Wine for Laying Down

Grapeguru sometimes buys wine in bond and keeps it in his cellar until ready to drink. That’s a good way of getting better wines at good prices. But you do need a proper cellar – cool, dark, even a bit damp – otherwise don’t try.

You also need a good source. It isn’t inevitable that wine will be at its cheapest en primeur, some vintages and individual wines are initially overpriced and you will be able to buy them cheaper, later. Since most of us can’t buy in Bordeaux or Beaune, we have to rely on our wine merchant having both the judgement to choose a good wine and the integrity to turn down wines that are overpriced. Fortunately we are well served in the UK with independent wine dealers. I buy en primeur mostly from The Wine Society but Tanners, Lay & Wheeler, Berry Bros & Rudd, and several others do a very good job, though some assume very well-heeled customers.

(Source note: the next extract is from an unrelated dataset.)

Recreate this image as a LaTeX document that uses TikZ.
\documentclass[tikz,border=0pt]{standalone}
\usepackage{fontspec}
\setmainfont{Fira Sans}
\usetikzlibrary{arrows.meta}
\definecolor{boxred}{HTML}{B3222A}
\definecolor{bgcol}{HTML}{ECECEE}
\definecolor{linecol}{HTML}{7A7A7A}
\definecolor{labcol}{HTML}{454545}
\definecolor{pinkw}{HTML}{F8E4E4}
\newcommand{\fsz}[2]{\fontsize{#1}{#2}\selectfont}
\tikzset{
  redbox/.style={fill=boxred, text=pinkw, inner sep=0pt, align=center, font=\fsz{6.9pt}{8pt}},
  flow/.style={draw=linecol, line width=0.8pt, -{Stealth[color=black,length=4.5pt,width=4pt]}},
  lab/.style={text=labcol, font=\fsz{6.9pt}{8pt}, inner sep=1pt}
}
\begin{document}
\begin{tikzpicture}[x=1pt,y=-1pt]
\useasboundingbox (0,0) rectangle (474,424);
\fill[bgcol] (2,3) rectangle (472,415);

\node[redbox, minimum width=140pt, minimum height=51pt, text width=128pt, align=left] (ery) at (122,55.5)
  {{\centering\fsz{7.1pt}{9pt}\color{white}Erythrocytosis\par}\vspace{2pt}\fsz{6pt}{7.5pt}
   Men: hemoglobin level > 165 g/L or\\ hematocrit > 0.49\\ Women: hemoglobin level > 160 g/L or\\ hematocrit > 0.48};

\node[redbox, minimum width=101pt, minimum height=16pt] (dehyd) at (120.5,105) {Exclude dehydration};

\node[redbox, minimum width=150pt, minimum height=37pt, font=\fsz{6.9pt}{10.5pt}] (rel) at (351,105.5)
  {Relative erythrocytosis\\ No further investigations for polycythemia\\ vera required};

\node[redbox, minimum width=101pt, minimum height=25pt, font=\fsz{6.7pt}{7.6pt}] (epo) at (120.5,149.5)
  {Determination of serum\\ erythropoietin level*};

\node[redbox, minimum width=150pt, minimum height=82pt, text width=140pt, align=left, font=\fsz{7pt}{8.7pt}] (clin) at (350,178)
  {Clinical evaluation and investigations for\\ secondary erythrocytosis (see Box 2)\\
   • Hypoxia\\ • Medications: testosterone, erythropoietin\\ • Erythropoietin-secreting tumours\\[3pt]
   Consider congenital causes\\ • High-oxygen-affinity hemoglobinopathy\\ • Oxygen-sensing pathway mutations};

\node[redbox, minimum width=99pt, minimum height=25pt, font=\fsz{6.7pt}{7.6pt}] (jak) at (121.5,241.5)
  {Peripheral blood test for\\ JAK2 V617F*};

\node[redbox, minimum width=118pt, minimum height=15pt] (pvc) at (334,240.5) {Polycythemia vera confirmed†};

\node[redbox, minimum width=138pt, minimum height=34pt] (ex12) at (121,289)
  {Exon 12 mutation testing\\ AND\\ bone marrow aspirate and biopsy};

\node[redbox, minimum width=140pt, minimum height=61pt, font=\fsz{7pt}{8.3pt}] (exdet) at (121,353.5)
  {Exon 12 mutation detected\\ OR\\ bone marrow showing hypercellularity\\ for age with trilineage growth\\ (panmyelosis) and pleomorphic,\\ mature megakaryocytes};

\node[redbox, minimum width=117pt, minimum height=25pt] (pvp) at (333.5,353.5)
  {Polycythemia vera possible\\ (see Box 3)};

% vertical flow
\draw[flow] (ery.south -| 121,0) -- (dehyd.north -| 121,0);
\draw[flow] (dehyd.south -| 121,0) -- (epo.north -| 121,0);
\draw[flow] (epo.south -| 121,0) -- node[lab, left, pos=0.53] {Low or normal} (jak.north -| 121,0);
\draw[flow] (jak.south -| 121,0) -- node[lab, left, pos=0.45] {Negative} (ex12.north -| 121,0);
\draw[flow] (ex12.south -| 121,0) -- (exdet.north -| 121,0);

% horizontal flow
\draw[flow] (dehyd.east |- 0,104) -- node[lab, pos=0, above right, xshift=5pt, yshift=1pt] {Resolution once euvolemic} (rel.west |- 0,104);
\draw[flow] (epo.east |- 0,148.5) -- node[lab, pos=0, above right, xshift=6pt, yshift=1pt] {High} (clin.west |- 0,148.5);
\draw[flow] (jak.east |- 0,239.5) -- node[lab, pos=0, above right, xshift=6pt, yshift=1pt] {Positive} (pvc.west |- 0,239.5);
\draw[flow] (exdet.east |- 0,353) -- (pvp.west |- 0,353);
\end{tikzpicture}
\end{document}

Steadily buying a few cases in good vintages allows you to build up a cellar of really interesting wines for special occasions.  Today you will have to spend at least £10 a bottle for wine that is worth laying down for more than a few years, but there is a lot of really good wine in the £10 to £20 region – you don’t have to buy Grand Crus at eye-watering prices. There are even some Bordeaux and Rhone reds from around £8 that are worth cellaring for three to five years.

Buying wine as an investment just wouldn’t occur; it’s for drinking not selling on.